Question

For each of the following relations, give the domain and range, and indicate which are also functions.
$$\left\{ (1,3),(2,5),(4,1)\right\} $$

Answer

**step1** Understanding the given relation

The given relation is a set of ordered pairs: $$\left\{ (1,3),(2,5),(4,1)\right\} $$. Each ordered pair consists of a first component and a second component.

**step2** Identifying the domain

The domain of a relation is the set of all the first components of the ordered pairs.
For the ordered pair (1,3), the first component is 1.
For the ordered pair (2,5), the first component is 2.
For the ordered pair (4,1), the first component is 4.
So, the domain is the set of these first components: $$\left\{ 1,2,4\right\} $$.

**step3** Identifying the range

The range of a relation is the set of all the second components of the ordered pairs.
For the ordered pair (1,3), the second component is 3.
For the ordered pair (2,5), the second component is 5.
For the ordered pair (4,1), the second component is 1.
So, the range is the set of these second components: $$\left\{ 3,5,1\right\} $$.
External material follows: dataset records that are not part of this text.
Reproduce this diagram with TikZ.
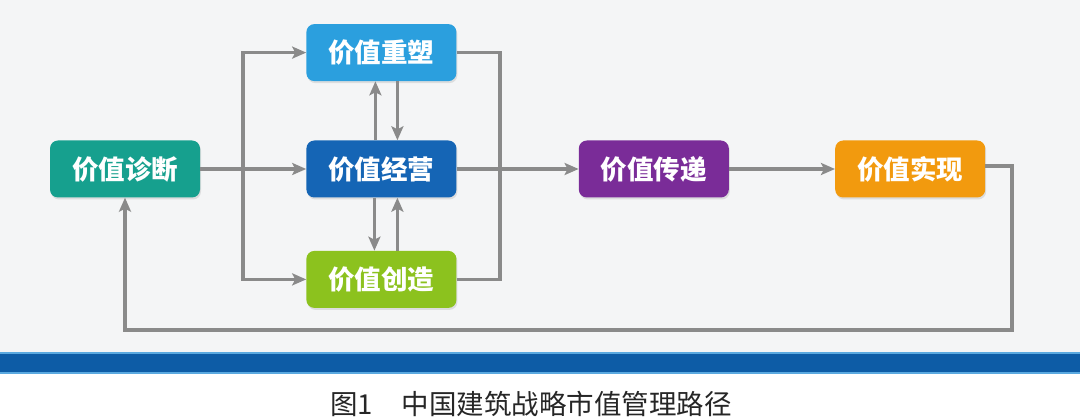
\documentclass[tikz,border=0pt]{standalone}
\usepackage{tikz}
\usepackage{xcolor}
\usepackage{fontspec}
\newfontfamily\cjk{Noto Sans CJK SC}
\usetikzlibrary{shapes,arrows,arrows.meta,positioning,shadows,calc}

\definecolor{bggray}{HTML}{F4F5F6}
\definecolor{barblue}{HTML}{0D5CA6}
\definecolor{barline}{HTML}{5AA9E0}
\definecolor{linegray}{HTML}{8A8A8A}
\definecolor{cteal}{HTML}{16A08E}
\definecolor{clight}{HTML}{2B9FDE}
\definecolor{cdark}{HTML}{1565B5}
\definecolor{cgreen}{HTML}{8CC21E}
\definecolor{cpurple}{HTML}{7A2C98}
\definecolor{corange}{HTML}{F29A0E}

\tikzset{
	stepbox/.style={rectangle, rounded corners=8pt, minimum width=150pt, minimum height=57pt, text=white, font=\cjk\bfseries\fontsize{26.5}{30}\selectfont, drop shadow={opacity=0.2, shadow xshift=1pt, shadow yshift=-2pt}},
	link/.style={draw=linegray, line width=3.3pt},
	arr/.style={link, -{Stealth[length=14pt, width=12pt, inset=3pt]}}
}

\begin{document}
\begin{tikzpicture}[x=1pt, y=-1pt]
	% background and bar
	\useasboundingbox (0,0) rectangle (1080,419);
	\fill[bggray] (0,0) rectangle (1080,352);
	\fill[barblue] (0,352) rectangle (1080,374);
	\fill[barline] (0,352) rectangle (1080,354);
	\fill[barline] (0,372) rectangle (1080,374);
	
	% boxes
	\node[stepbox, fill=cteal] (diag) at (125,169) {价值诊断};
	\node[stepbox, fill=cdark, right=106pt of diag] (jing) {价值经营};
	\node[stepbox, fill=clight, above=59pt of jing] (chong) {价值重塑};
	\node[stepbox, fill=cgreen, below=53pt of jing] (chuang) {价值创造};
	\node[stepbox, fill=cpurple, right=122pt of jing] (chuan) {价值传递};
	\node[stepbox, fill=corange, right=106pt of chuan] (shi) {价值实现};
	
	\coordinate (split) at (243,169);
	\coordinate (merge) at (500,169);
	\coordinate (fb) at (1012,330);
	
	% connectors
	\draw[arr] (diag) -- (jing);
	\draw[arr] (split) |- (chong);
	\draw[arr] (split) |- (chuang);
	\draw[link] (chong) -| (merge);
	\draw[link] (chuang) -| (merge);
	\draw[arr] (jing) -- (chuan);
	\draw[arr] (chuan) -- (shi);
	\draw[arr] ([xshift=-6pt]jing.north) -- ([xshift=-6pt]chong.south);
	\draw[arr] ([xshift=16pt]chong.south) -- ([xshift=16pt]jing.north);
	\draw[arr] ([xshift=-7pt]jing.south) -- ([xshift=-7pt]chuang.north);
	\draw[arr] ([xshift=16pt]chuang.north) -- ([xshift=16pt]jing.south);
	\draw[arr] ([yshift=3pt]shi.east) -| (fb) -| (diag.south);
	
	% caption
	\node[font=\cjk\fontsize{27.5}{32}\selectfont, text=black!85] (cap) at (531,404) {图1\hspace{1.05em}中国建筑战略市值管理路径};
\end{tikzpicture}
\end{document}
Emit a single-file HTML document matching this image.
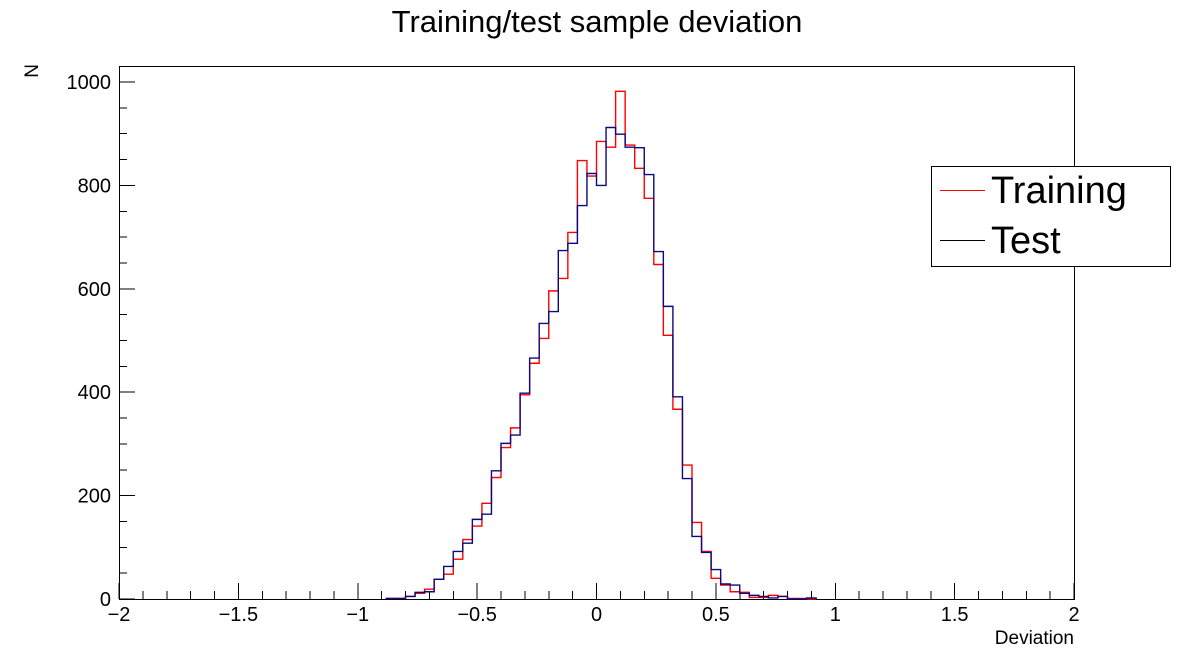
<!DOCTYPE html>
<html><head><meta charset="utf-8"><style>
body{margin:0;background:#fff;}
svg text{font-family:"Liberation Sans",sans-serif;}
</style></head><body>
<svg id="chart" width="1194" height="666" viewBox="0 0 1194 666" xmlns="http://www.w3.org/2000/svg">
<rect width="1194" height="666" fill="#fff"/>
<text x="597" y="32" font-size="31" text-anchor="middle">Training/test sample deviation</text>
<rect x="119.5" y="66.5" width="955" height="533" fill="none" stroke="#000" stroke-width="1"/>
<g id="axes" shape-rendering="crispEdges"></g>
<g id="series"></g>
<text transform="translate(38,64) rotate(-90)" font-size="19" text-anchor="end">N</text>
<text x="1074" y="644" font-size="19" text-anchor="end">Deviation</text>
<g>
<rect x="931.5" y="166.5" width="239" height="100" fill="#fff" stroke="#000" stroke-width="1"/>
<line x1="940" y1="190.5" x2="985" y2="190.5" stroke="#f00" stroke-width="1"/>
<text x="991" y="203" font-size="38">Training</text>
<line x1="940" y1="240.5" x2="985" y2="240.5" stroke="#000" stroke-width="1"/>
<text x="991" y="253" font-size="38">Test</text>
</g>
</svg>
<script>
const binStart = -0.88;
const binWidth = 0.04;
const trainingCounts = [1,1,5,11,19,38,48,77,115,141,185,235,293,331,395,456,504,596,620,709,848,818,885,874,982,878,833,775,647,510,367,259,148,92,40,27,14,13,3,3,7,5,1,1,0];
const testCounts = [1,1,5,13,14,38,63,92,108,154,164,248,301,317,398,466,533,556,674,688,761,823,800,912,899,874,873,821,672,566,391,233,121,90,57,29,27,11,7,5,2,5,0,0,2];
const xTicks = [-2,-1.5,-1,-0.5,0,0.5,1,1.5,2];
const xTickLabels = ["\u22122","\u22121.5","\u22121","\u22120.5","0","0.5","1","1.5","2"];
const yTicks = [0,200,400,600,800,1000];
const yTickLabels = ["0","200","400","600","800","1000"];

const NS = "http://www.w3.org/2000/svg";
const X0 = 119, X1 = 1074, Y0 = 599, Y1 = 66;
function xs(v){ return X0 + (v + 2) / 4 * (X1 - X0); }
function ys(v){ return Y0 - v * 0.517; }
function mk(tag, attrs, parent){
  const e = document.createElementNS(NS, tag);
  for (const k in attrs) e.setAttribute(k, attrs[k]);
  parent.appendChild(e);
  return e;
}
const axes = document.getElementById('axes');
for (let i = 0; i <= 40; i++) {
  const v = -2 + i * 0.1;
  const major = i % 5 === 0;
  const t = mk('line', {x1: xs(v), x2: xs(v), y1: Y0, y2: Y0 - (major ? 16 : 8), stroke: '#000'}, axes);
  
  
}
xTicks.forEach((v, i) => {
  const t = mk('text', {x: xs(v), y: 621, 'font-size': 20, 'text-anchor': 'middle'}, axes);
  t.textContent = xTickLabels[i];
  
  
});
for (let i = 0; i <= 20; i++) {
  const v = i * 50;
  const major = i % 4 === 0;
  const t = mk('line', {x1: X0, x2: X0 + (major ? 16 : 8), y1: ys(v), y2: ys(v), stroke: '#000'}, axes);
  
  
}
yTicks.forEach((v, i) => {
  const t = mk('text', {x: 111, y: ys(v) + 7, 'font-size': 20, 'text-anchor': 'end'}, axes);
  t.textContent = yTickLabels[i];
  
  
});
function histPath(counts){
  let d = 'M' + xs(binStart) + ',' + ys(0);
  counts.forEach((c, i) => {
    const a = xs(binStart + i * binWidth), b = xs(binStart + (i + 1) * binWidth);
    d += ' L' + a + ',' + ys(c) + ' L' + b + ',' + ys(c);
  });
  d += ' L' + xs(binStart + counts.length * binWidth) + ',' + ys(0);
  return d;
}
const series = document.getElementById('series');
const tr = mk('path', {d: histPath(trainingCounts), fill: 'none', stroke: '#f00', 'stroke-width': 1.4}, series);


const te = mk('path', {d: histPath(testCounts), fill: 'none', stroke: '#0a0a80', 'stroke-width': 1.4}, series);


</script>
</body></html>
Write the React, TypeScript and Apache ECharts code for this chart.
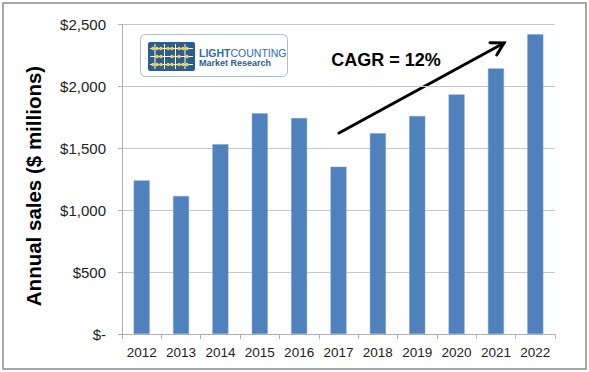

**step4** Determining if it is a function

A relation is considered a function if each unique first component is paired with only one second component. We examine the first components of our ordered pairs:
The first ordered pair has a first component of 1.
The second ordered pair has a first component of 2.
The third ordered pair has a first component of 4.
All the first components (1, 2, and 4) are unique. No first component is repeated with different second components. Therefore, this relation is a function.